2) Is mtry related to the unbalanced use of the variables for split? Why are the variables used like this, and does it affect the prediction outcome to make biased?

All my variables are in the form of factors where 3 have 2 levels and one has 3 levels.

Thank you for your answers!

Best Answer

The part of the overall random forest algorithm that uses mtry is (adapted from The Elements of Statistical Learning):

At each terminal node that is larger than minimal size,

1) Select mtry variables at random from the $p$ regressor variables,

2) From these mtry variables, pick the best variable and split point,

3) Split the node into two daughter nodes using the chosen variable and split point.

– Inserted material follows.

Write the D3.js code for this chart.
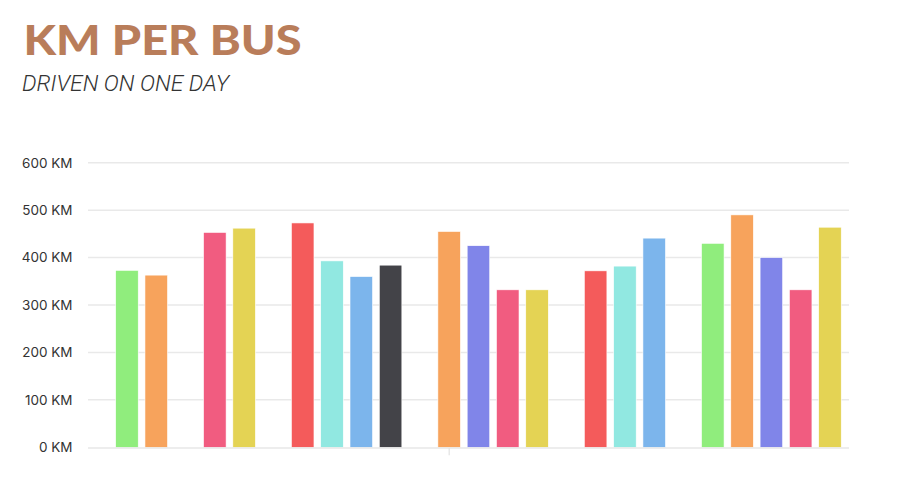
<!DOCTYPE html>
<html>
<head>
<meta charset="utf-8">
<script src="https://cdn.jsdelivr.net/npm/d3@7"></script>
<style>
  body { margin: 0; background: #fff; }
  svg { display: block; }
</style>
</head>
<body>
<script>
// km driven per bus, one slot per column (null = empty slot between groups)
const kmValues = [373, 363, null, 453, 462, null, 473, 393, 360, 384, null,
                  455, 425, 332, 332, null, 372, 382, 441, null,
                  430, 490, 400, 332, 464];
// colours cycle through the palette point by point, starting at index 2
const palette = ["#7cb5ec", "#434348", "#90ed7d", "#f7a35c", "#8085e9",
                 "#f15c80", "#e4d354", "#2b908f", "#f45b5b", "#91e8e1"];
const paletteStart = 2;
const yTicks = [0, 100, 200, 300, 400, 500, 600];
const titleText = "KM PER BUS";
const subtitleText = "DRIVEN ON ONE DAY";

const width = 898, height = 478;

const svg = d3.select("body").append("svg")
    .attr("width", width)
    .attr("height", height)
    .attr("viewBox", [0, 0, width, height]);

const slots = d3.range(kmValues.length);

const x = d3.scaleBand()
    .domain(slots)
    .range([112.3, 844.6])
    .paddingInner(0.23)
    .paddingOuter(0.115);

const y = d3.scaleLinear()
    .domain([0, 600])
    .range([447.3, 162.7]);

// title
svg.append("text")
    .attr("x", 23.5)
    .attr("y", 55)
    .attr("font-family", "Lato, sans-serif")
    .attr("font-weight", 900)
    .attr("font-size", 42.5)
    .attr("fill", "#b97d5a")
    .attr("textLength", 278)
    .attr("lengthAdjust", "spacingAndGlyphs")
    .text(titleText);

svg.append("text")
    .attr("x", 22)
    .attr("y", 90.5)
    .attr("font-family", "Roboto, sans-serif")
    .attr("font-style", "italic")
    .attr("font-weight", 300)
    .attr("font-size", 22)
    .attr("fill", "#333")
    .attr("textLength", 207)
    .attr("lengthAdjust", "spacingAndGlyphs")
    .text(subtitleText);

// gridlines
svg.append("g")
    .attr("stroke", "#e9e9e9")
    .attr("stroke-width", 1.5)
  .selectAll("line")
  .data(yTicks.filter(d => d > 0))
  .join("line")
    .attr("x1", 88)
    .attr("x2", 849)
    .attr("y1", d => y(d))
    .attr("y2", d => y(d));

// y labels
svg.append("g")
    .attr("font-family", "Inter, sans-serif")
    .attr("font-size", 13.5)
    .attr("fill", "#333")
    .attr("text-anchor", "end")
  .selectAll("text")
  .data(yTicks)
  .join("text")
    .attr("x", 72.5)
    .attr("y", d => y(d))
    .attr("dy", "0.36em")
    .text(d => `${d} KM`);

// bars
svg.append("g")
  .selectAll("rect")
  .data(slots.filter(i => kmValues[i] != null))
  .join("rect")
    .attr("x", i => x(i))
    .attr("y", i => y(kmValues[i]))
    .attr("width", x.bandwidth())
    .attr("height", i => y(0) - y(kmValues[i]))
    .attr("fill", i => palette[(i + paletteStart) % palette.length])
    .attr("stroke", "#fff")
    .attr("stroke-width", 0.6);

// baseline
svg.append("line")
    .attr("x1", 88)
    .attr("x2", 849)
    .attr("y1", y(0) + 0.7)
    .attr("y2", y(0) + 0.7)
    .attr("stroke", "#dcdcdc")
    .attr("stroke-width", 1.2);

// single x tick
const tickX = x(11) + x.bandwidth() / 2;
svg.append("line")
    .attr("x1", tickX)
    .attr("x2", tickX)
    .attr("y1", y(0) + 1)
    .attr("y2", y(0) + 8)
    .attr("stroke", "#ddd")
    .attr("stroke-width", 1);
</script>
</body>
</html>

As an aside - you can use the tuneRF function in the randomForest package to select the "optimal" mtry for you, using the out-of-bag error estimate as the criterion.

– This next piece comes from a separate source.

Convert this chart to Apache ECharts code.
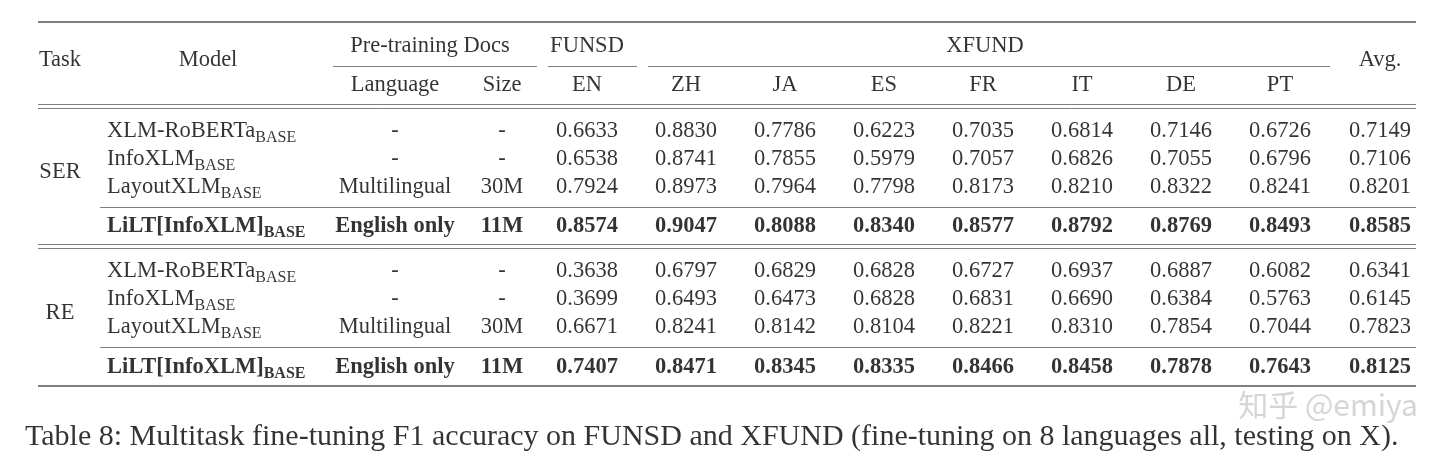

The random selection of variables at each node splitting step is what makes it a random forest, as opposed to just a bagged estimator. Quoting from The Elements of Statistical Learning, p 588 in the second edition:

The idea in random forests ... is to improve the variance reduction of bagging by reducing the correlation between the trees, without increasing the variance too much. This is achieved in the tree-growing process through random selection of the input variables.

There is no incremental increase in bias due to this. Of course, if the model itself is fundamentally biased, e.g., by leaving out important predictor variables, using random forests won't make the situation any better, but it won't make it worse either.

The unbalanced use of predictor variables just reflects the fact that some are less important than others, where important is used in a heuristic rather than a formal sense, and as a consequence, for some trees, may not be used often or at all. For example, think about what would happen if you had a variable that was barely significant on the full data set, but you then generated a lot of bootstrap datasets from the full data set and ran the regression again on each bootstrap dataset. You can imagine that the variable would be insignificant on a lot of those bootstrap datasets. Now compare to a variable that was extremely highly significant on the full dataset; it would likely be significant on almost all of the bootstrap datasets too. So if you counted up the fraction of regressions for which each variable was "selected" by being significant, you'd get an unbalanced count across variables. This is somewhat (but only somewhat) analogous to what happens inside the random forest, only the variable selection is based on "best at each split" rather than "p-value < 0.05" or some such.

EDIT in response to a question by the OP: Note, however, that variable importance measures are not based solely on counts of how many times a variable is used in a split. Consequently, you can have "important" variables (as measured by "importance") that are used less often in splits than less "important" variables (as measured by "importance".) For example, consider the model:

$ y_i = I(x_i > c) + 0.25*z_i^2 + e_i$

as implemented and estimated by the following R code:

x <- runif(500)
z <- rnorm(500)
y <- (x>0.5) + z*z/4 + rnorm(500)
df <- data.frame(list(y=y,x=x,z=z,junk1=rnorm(500),junk2=runif(500),junk3=rnorm(500)))
foo <- randomForest(y~x+z+junk1+junk2+junk3,mtry=2,data=df)
importance(foo)
      IncNodePurity
x         187.38456
z         144.92088
junk1     102.41875
junk2      93.61086
junk3      92.59587

varUsed(foo)
[1] 16916 17445 16883 16434 16453

Here $x$ has higher importance, but $z$ is used more frequently in splits; $x$'s importance is high but in some sense very local, while $z$ is more important over the full range of $z$ values.

For a fuller discussion of random forests, see Chap. 15 of The Elements..., which the link above allows you to download as a pdf for free.